The Internet was exploding with this appalling news, headlines screamed, radio and TV newscasts were afire, endless debates abounded. How dare she wear shorts and show her legs? She is the First Lady for the love of all that’s holy, not a normal woman who wants to feel cool on a terribly hot day. She showed the world her legs. Oh my. Hey, I knew she had legs. Didn’t anyone else?
People were cajoled into sending in their votes as to whether it was appropriate for Mrs. Obama to be comfortable and cool in shorts while strolling with her daughters on the rim of the Grand Canyon in the middle of summer. Votes? What is that all about anyway? Today in the news we hear anchor people asking us in the coziest of ways, leaning warmly toward the camera; “Come on folks, what you think about all this? Send in your votes. Let us know how you feel! Just call the toll-free number at the bottom of your screen. We’ll tell you in tomorrow’s newscast what the results were!”
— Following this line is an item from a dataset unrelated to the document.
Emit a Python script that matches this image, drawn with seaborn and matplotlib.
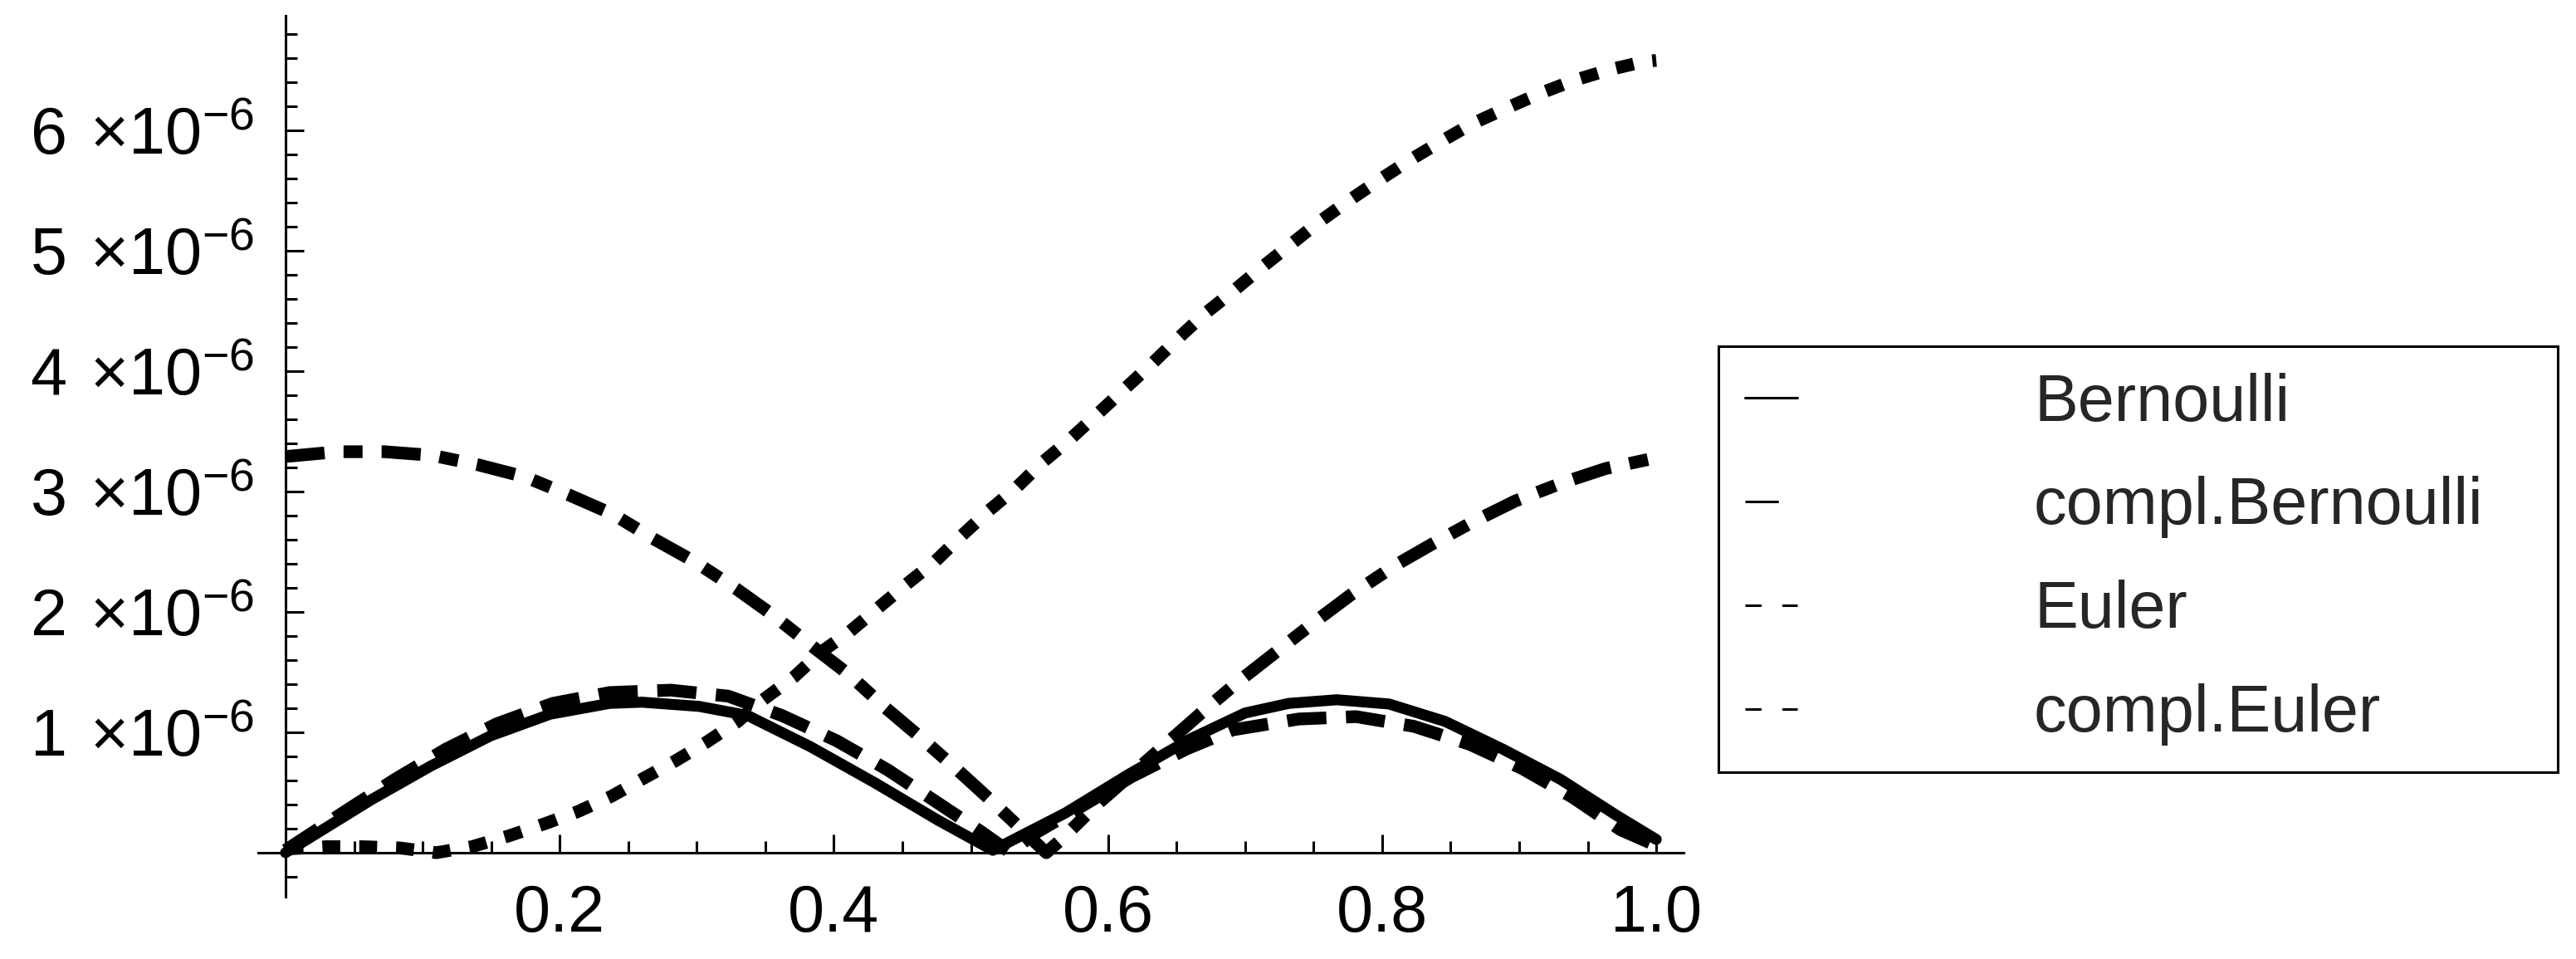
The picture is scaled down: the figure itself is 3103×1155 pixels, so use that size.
# Quadrature error curves: Bernoulli / Euler and their complementary versions

import seaborn as sns
import matplotlib.pyplot as plt
from matplotlib.lines import Line2D
from matplotlib.ticker import FixedLocator, MultipleLocator

# values (y in units of 1e-6)
bern_x = [0, 0.0626, 0.106, 0.1495, 0.193, 0.2365, 0.26, 0.3017, 0.337, 0.383,
          0.43, 0.476, 0.516, 0.569, 0.615, 0.661, 0.70, 0.732, 0.767, 0.805,
          0.846, 0.888, 0.93, 0.971, 1.0]
bern_y = [0, 0.44, 0.72, 0.97, 1.15, 1.24, 1.25, 1.215, 1.14, 0.88,
          0.58, 0.27, 0.02, 0.33, 0.65, 0.95, 1.16, 1.24, 1.27, 1.235,
          1.09, 0.86, 0.61, 0.31, 0.11]

cbern_x = [0, 0.045, 0.080, 0.117, 0.154, 0.195, 0.2365, 0.281, 0.323, 0.362,
           0.402, 0.439, 0.475, 0.508, 0.529, 0.545, 0.580, 0.617, 0.657, 0.691,
           0.739, 0.781, 0.823, 0.864, 0.902, 0.939, 0.974, 1.0]
cbern_y = [0.02, 0.355, 0.61, 0.86, 1.07, 1.24, 1.33, 1.35, 1.30, 1.14,
           0.93, 0.69, 0.42, 0.17, 0.0, 0.15, 0.38, 0.63, 0.86, 1.02,
           1.11, 1.13, 1.05, 0.90, 0.70, 0.46, 0.19, 0.06]

euler_x = [0, 0.03, 0.056, 0.083, 0.11, 0.136, 0.163, 0.189, 0.213, 0.238, 0.26,
           0.284, 0.306, 0.33, 0.346, 0.371, 0.39, 0.412, 0.432, 0.453, 0.474,
           0.493, 0.513, 0.533, 0.552, 0.572, 0.632, 0.651, 0.670, 0.691, 0.711,
           0.732, 0.753, 0.775, 0.797, 0.820, 0.842, 0.865, 0.890, 0.914, 0.939,
           0.965, 0.991, 1.0]
euler_y = [0.03, 0.05, 0.05, 0.04, 0.0, 0.05, 0.14, 0.24, 0.34, 0.47, 0.61,
           0.76, 0.91, 1.09, 1.25, 1.46, 1.66, 1.84, 2.03, 2.23, 2.42,
           2.63, 2.84, 3.03, 3.24, 3.43, 4.06, 4.27, 4.47, 4.66, 4.85,
           5.04, 5.23, 5.41, 5.58, 5.75, 5.90, 6.05, 6.18, 6.30, 6.41,
           6.50, 6.57, 6.58]

ceuler_x = [0, 0.038, 0.072, 0.107, 0.141, 0.175, 0.207, 0.239, 0.268, 0.2995,
            0.329, 0.356, 0.387, 0.411, 0.437, 0.463, 0.489, 0.515, 0.555, 0.566,
            0.592, 0.668, 0.695, 0.750, 0.777, 0.81, 0.836, 0.865, 0.897, 0.931,
            0.963, 1.0]
ceuler_y = [3.29, 3.33, 3.33, 3.30, 3.22, 3.12, 2.97, 2.81, 2.61, 2.41,
            2.19, 1.97, 1.69, 1.48, 1.21, 0.96, 0.70, 0.43, 0.0, 0.11,
            0.40, 1.16, 1.42, 1.91, 2.14, 2.39, 2.56, 2.74, 2.92, 3.07,
            3.19, 3.28]

names = ["Bernoulli", "compl.Bernoulli", "Euler", "compl.Euler"]
xtick_vals = [0.2, 0.4, 0.6, 0.8, 1.0]
xtick_labels = ["0.2", "0.4", "0.6", "0.8", "1.0"]
ytick_vals = [1, 2, 3, 4, 5, 6]
ytick_labels = [f"{v} \u200a×10$^{{-6}}$" for v in ytick_vals]

sns.set_theme(style="white")
plt.rcParams["font.family"] = ["Liberation Sans", "DejaVu Sans"]
plt.rcParams["mathtext.fontset"] = "custom"
plt.rcParams["mathtext.rm"] = "Liberation Sans"
plt.rcParams["mathtext.default"] = "regular"
plt.rcParams["lines.scale_dashes"] = False

fig = plt.figure(figsize=(31.03, 11.55), dpi=100)
ax = fig.add_axes([0.1002, 0.0649, 0.5534, 0.9186])

scale = 1e-6
sns.lineplot(x=bern_x, y=[v * scale for v in bern_y], ax=ax, color="black",
             lw=9.5, linestyle="-", sort=False)
sns.lineplot(x=cbern_x, y=[v * scale for v in cbern_y], ax=ax, color="black",
             lw=11, linestyle=(0, (34, 17)), sort=False)
sns.lineplot(x=euler_x, y=[v * scale for v in euler_y], ax=ax, color="black",
             lw=11, linestyle=(0, (15.5, 16.5)), sort=False)
sns.lineplot(x=ceuler_x, y=[v * scale for v in ceuler_y], ax=ax, color="black",
             lw=11, linestyle=(0, (34, 16.5, 16.5, 16.5)), sort=False)

ax.set_xlim(-0.02, 1.02)
ax.set_ylim(-0.366e-6, 6.95e-6)

# axes cross at the origin, Mathematica style
for side in ["top", "right"]:
    ax.spines[side].set_visible(False)
ax.spines["left"].set_position(("data", 0))
ax.spines["bottom"].set_position(("data", 0))
for side in ["left", "bottom"]:
    ax.spines[side].set_color("black")
    ax.spines[side].set_linewidth(2.2)

ax.xaxis.set_major_locator(FixedLocator(xtick_vals))
ax.set_xticklabels(xtick_labels)
ax.xaxis.set_minor_locator(MultipleLocator(0.05))
ax.yaxis.set_major_locator(FixedLocator([v * scale for v in ytick_vals]))
ax.set_yticklabels(ytick_labels)
ax.yaxis.set_minor_locator(MultipleLocator(0.2e-6))

ax.tick_params(which="both", direction="in", color="black", width=2.2,
               labelsize=57, labelcolor="black", pad=27)
ax.tick_params(which="major", length=16)
ax.tick_params(which="minor", length=10)
ax.tick_params(axis="y", which="both", left=True)
ax.tick_params(axis="x", which="both", bottom=True)

handles = [
    Line2D([], [], color="black", lw=2.2, linestyle="-"),
    Line2D([], [], color="black", lw=2.2, linestyle=(0, (29, 100))),
    Line2D([], [], color="black", lw=2.2, linestyle=(0, (14, 18, 14, 100))),
    Line2D([], [], color="black", lw=2.2, linestyle=(0, (14, 18, 14, 100))),
]
leg = ax.legend(handles, names, loc="upper left",
                bbox_to_anchor=(0.6671, 0.2009, 0.3258, 0.4381),
                bbox_transform=fig.transFigure, mode="expand", borderaxespad=0,
                fontsize=57, frameon=True, fancybox=False, framealpha=1,
                edgecolor="black", borderpad=0.4, labelspacing=0.63,
                handlelength=0.8, handletextpad=3.6)
leg.get_frame().set_linewidth(2.2)

fig.savefig("out.png", dpi=100, facecolor="white")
Who cares?? Do people do that? Call in votes? Why? Does it change anything? Does anyone really care who votes and why and for whom and for what on those TV stories? Is it a silly ploy to make people think their votes matter in some way? That they’ll change anything? I think it’s a media trick to make us feel as if we’re all one big warm and fuzzy global family joined together in voting on issues that just don’t matter, like Ms. Obama showing her legs, or on other issues no one cares about, that won’t change anything and most certainly aren’t counted by anyone anyway.
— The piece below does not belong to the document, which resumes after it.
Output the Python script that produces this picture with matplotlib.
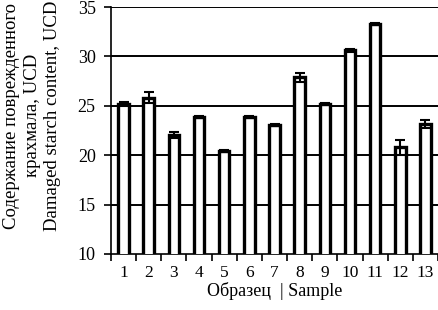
import matplotlib
matplotlib.use("Agg")
import matplotlib.pyplot as plt
import numpy as np

samples = ["1", "2", "3", "4", "5", "6", "7", "8", "9", "10", "11", "12", "13"]
values = [25.2, 25.8, 22.0, 23.9, 20.4, 23.9, 23.1, 27.9, 25.2, 30.6, 33.3, 20.8, 23.2]
errors = [0.2, 0.55, 0.3, 0.1, 0.1, 0.1, 0.1, 0.45, 0.1, 0.15, 0.1, 0.75, 0.4]
yticks = [10, 15, 20, 25, 30, 35]

plt.rcParams['font.family'] = ['Liberation Serif', 'DejaVu Serif']

fig = plt.figure(figsize=(4.39, 3.10), dpi=100)
ax = fig.add_axes([111/439, 56/310, 327/439, 247/310])

x = np.arange(1, len(samples) + 1)
ax.bar(x, values, width=0.42, color='white', edgecolor='black', linewidth=2.4, zorder=3)
ax.errorbar(x, values, yerr=errors, fmt='none', ecolor='black', elinewidth=1.5,
            capsize=3.5, capthick=1.5, zorder=4)

ax.set_ylim(10, 35)
ax.set_xlim(0.5, len(samples) + 0.5)
ax.set_yticks(yticks)
ax.set_yticklabels([str(t) for t in yticks], fontsize=13)
for t in yticks[1:]:
    ax.axhline(t, color='black', linewidth=1.4, zorder=1)

ax.set_xticks(np.arange(0.5, len(samples) + 1, 1.0))
ax.set_xticklabels([])
ax.set_xticks(x, minor=True)
ax.set_xticklabels(samples, minor=True, fontsize=12.5)
ax.tick_params(axis='x', which='major', direction='out', length=5, width=1.2)
ax.tick_params(axis='x', which='minor', length=0, pad=8)
ax.tick_params(axis='y', direction='out', length=5, width=1.2, pad=6)

for s in ['top', 'right']:
    ax.spines[s].set_visible(False)
for s in ['left', 'bottom']:
    ax.spines[s].set_linewidth(1.2)

ax.set_xlabel("Образец  | Sample", fontsize=13, labelpad=1)
ax.set_ylabel("Содержание поврежденного\nкрахмала, UCD\nDamaged starch content, UCD",
              fontsize=13.5, linespacing=1.25)
ax.yaxis.set_label_coords(-0.153, 0.56)

fig.savefig("out.png", dpi=100)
But back to our friend Michelle O. Jackie O. wore sleeveless dresses all the time during the JFK years and the Ari Onassis years, and no one printed banner headlines about that. However, when Michelle exercised her right to bare arms (sorry, had to do it) the media exploded. Frantic votes were taken. Now let’s get truthful here; most women would kill and kill again to have the first lady’s long, beautiful muscular arms, but no, shock swept the land and while our world slowly falls to shards, the headlines screamed about Ms. Obama’s effrontery at showing her bare arms straight up to the shoulders. Gasp. She also took a whole lot of heat because last year she had the impertinence to meet a head of state wearing a beautiful black velvet pants suit instead of a proper skirt suit. Double gasp! Hey, Laura Bush wore them all the time. Hillary surely does. Women who have to stroll across daises and stages and other up-high places do themselves and the world a favor by not wearing skirts and high heels. Queen Elizabeth, take note. Please.
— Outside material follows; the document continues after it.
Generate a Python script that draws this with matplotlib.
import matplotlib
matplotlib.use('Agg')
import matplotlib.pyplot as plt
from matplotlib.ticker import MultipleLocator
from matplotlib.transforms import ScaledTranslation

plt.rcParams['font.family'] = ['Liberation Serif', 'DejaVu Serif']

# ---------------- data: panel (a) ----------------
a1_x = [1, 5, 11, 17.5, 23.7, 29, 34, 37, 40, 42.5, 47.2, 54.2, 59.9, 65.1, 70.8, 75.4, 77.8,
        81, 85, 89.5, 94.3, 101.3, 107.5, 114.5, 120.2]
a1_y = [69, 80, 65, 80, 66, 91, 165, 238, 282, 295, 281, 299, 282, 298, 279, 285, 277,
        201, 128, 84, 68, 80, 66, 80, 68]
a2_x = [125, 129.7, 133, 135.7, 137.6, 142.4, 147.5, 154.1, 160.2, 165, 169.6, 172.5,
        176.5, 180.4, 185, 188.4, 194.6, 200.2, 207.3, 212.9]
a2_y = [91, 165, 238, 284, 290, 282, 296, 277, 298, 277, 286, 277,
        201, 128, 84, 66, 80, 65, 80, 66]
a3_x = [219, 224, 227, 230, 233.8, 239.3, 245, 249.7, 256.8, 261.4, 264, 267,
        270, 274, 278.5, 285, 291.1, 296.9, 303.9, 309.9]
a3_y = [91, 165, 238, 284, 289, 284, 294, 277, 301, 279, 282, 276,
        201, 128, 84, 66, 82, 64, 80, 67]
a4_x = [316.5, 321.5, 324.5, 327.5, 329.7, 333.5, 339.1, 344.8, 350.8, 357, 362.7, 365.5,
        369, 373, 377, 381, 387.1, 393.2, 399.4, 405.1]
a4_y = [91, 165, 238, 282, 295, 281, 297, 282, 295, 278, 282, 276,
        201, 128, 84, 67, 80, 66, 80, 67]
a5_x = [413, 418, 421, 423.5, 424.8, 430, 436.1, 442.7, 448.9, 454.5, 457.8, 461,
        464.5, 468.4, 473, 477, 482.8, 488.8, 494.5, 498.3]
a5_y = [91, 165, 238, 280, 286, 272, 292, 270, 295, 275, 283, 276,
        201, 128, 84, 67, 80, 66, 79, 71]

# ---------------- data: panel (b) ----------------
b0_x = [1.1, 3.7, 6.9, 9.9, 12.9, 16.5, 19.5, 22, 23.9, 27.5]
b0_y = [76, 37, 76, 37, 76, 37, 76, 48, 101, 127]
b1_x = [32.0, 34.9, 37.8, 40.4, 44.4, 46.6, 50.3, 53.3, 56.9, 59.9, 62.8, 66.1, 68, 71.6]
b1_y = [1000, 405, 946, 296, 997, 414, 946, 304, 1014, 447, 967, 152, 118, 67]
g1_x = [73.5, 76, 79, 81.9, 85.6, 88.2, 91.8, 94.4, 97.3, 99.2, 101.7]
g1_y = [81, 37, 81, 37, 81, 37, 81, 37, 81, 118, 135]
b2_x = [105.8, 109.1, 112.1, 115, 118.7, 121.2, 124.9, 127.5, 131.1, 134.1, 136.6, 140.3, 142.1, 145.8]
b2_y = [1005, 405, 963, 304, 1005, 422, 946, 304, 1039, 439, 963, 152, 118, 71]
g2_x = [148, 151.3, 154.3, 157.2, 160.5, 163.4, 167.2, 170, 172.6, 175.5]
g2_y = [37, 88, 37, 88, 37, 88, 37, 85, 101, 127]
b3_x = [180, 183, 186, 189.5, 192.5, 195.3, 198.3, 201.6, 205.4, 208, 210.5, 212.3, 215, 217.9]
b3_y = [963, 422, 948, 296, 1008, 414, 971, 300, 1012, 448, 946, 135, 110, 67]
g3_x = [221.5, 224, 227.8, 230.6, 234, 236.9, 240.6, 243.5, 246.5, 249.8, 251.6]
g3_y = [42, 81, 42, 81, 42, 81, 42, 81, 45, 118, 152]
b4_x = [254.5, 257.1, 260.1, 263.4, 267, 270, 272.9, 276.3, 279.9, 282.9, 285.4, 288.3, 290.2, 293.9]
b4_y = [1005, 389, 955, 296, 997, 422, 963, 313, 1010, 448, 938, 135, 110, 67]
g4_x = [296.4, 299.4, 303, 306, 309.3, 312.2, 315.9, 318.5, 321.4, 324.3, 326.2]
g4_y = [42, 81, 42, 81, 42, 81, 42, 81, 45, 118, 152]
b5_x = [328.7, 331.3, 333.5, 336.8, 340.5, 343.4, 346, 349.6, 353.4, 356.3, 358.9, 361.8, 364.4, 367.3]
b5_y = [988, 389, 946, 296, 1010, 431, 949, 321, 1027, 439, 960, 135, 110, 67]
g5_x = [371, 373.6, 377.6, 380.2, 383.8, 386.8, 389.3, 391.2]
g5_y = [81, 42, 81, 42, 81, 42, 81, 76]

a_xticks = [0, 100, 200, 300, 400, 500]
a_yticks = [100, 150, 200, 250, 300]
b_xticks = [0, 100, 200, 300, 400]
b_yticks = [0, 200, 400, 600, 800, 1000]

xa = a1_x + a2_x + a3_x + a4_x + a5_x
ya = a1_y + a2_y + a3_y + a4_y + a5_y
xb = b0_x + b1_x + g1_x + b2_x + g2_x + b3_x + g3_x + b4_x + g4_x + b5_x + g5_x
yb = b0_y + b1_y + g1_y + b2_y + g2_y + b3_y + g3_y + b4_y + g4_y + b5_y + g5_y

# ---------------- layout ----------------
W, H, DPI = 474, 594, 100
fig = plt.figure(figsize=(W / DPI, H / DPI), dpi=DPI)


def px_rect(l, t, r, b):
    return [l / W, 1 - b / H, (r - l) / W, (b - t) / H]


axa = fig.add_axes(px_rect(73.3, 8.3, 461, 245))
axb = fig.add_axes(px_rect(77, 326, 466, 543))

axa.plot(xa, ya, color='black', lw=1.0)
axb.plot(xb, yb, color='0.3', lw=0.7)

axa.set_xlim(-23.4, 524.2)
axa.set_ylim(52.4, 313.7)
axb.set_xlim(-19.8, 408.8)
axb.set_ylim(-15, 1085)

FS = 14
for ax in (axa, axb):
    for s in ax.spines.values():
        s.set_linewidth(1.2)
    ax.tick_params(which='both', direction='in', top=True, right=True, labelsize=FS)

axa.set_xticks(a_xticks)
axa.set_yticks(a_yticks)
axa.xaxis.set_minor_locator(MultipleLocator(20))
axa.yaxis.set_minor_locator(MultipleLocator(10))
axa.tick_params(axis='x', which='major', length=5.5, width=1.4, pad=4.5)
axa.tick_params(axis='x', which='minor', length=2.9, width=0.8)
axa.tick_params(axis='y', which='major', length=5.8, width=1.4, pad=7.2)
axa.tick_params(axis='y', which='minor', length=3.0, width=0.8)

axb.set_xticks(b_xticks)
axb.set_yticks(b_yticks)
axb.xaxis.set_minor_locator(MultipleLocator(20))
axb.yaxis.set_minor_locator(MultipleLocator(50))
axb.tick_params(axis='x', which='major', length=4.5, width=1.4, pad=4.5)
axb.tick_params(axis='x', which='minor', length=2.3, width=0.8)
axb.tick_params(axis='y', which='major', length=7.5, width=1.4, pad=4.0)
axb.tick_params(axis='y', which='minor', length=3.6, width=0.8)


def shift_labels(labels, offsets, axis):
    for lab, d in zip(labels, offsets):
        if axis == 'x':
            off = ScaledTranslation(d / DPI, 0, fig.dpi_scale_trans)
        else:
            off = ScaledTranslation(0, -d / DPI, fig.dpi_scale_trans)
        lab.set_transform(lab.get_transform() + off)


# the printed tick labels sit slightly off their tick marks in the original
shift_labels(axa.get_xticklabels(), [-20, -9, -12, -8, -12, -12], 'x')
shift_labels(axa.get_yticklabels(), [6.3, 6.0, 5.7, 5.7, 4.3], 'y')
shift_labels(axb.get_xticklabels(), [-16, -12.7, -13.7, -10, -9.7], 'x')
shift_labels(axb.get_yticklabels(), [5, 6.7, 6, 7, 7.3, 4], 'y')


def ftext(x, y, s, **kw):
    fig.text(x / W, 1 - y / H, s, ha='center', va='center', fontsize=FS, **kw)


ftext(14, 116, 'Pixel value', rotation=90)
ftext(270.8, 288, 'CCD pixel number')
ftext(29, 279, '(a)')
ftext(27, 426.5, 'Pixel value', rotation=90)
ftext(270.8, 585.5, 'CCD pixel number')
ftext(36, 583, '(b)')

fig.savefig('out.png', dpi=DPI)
Is Michelle Obama a fashion leader? Do I know? OK, I’m not all that crazy about that big studded belt she favors cinched at the top of her rib cage, but maybe she likes it! Maybe she’s high-waisted. I just wish I had a waist. Do I wonder about her bolero styled too-tight cardigans? Maybe they’re in now. Maybe she knows something about fashion I don’t and will never learn. My fashion statements are outfits which are a mixture of ’57 retro, farm worker comfy, chic-nono, wrinkles, baggy, and Amish. I can’t make it work. Never could. Never will. Don’t want to.
Yeah it’s good to look as great as one can if that’s one’s goal, but not all of us have the gift of great fashion sense. And neither do many of our most famous fellow Americans. The very young, very sexy B. Spears perhaps was maybe thinking she was making a fashion statement when she flashed her Brazilian hoo-hah at the paparazzi as she swung out of her chauffeured car. Britney honey, if you’re reading this, that was no fashion statement, but it was most certainly just plain gross.
And speaking of the very famous showbiz folks; do you ever worry the gowns and jewels they wear when appearing on the red carpet out in Cauliflower (that’s how Schwarzenegger seems to pronounce “California”) might make the rest of the world pretty much hate us? Considering that the cost of one of those gowns could feed several third world families for months? Do you feel guilty about their swishing up that red carpet to those awards’ ceremonies wearing all that money on their backs? I do. Am I jealous? No, honestly not, except I wouldn’t mind having their bods.
And then comes so much press, articles, blogs, twitters, whatevers as to whether those showbiz folk should have worn what they wore. There are whole TV shows where panels of crazy people discuss and discuss and discuss those actress’s frocks. And again, they look into the cameras and ask for our votes of approval or disapproval. I don’t get it. Who cares if an actress wears a huge plaid bow on her butt and little else, or another wears what appears to be a giant, dead swan draped over her torso? But more importantly, why have we come to accept these stupid excesses in our country, and please tell me why these issues have risen to a level of such importance in our lives?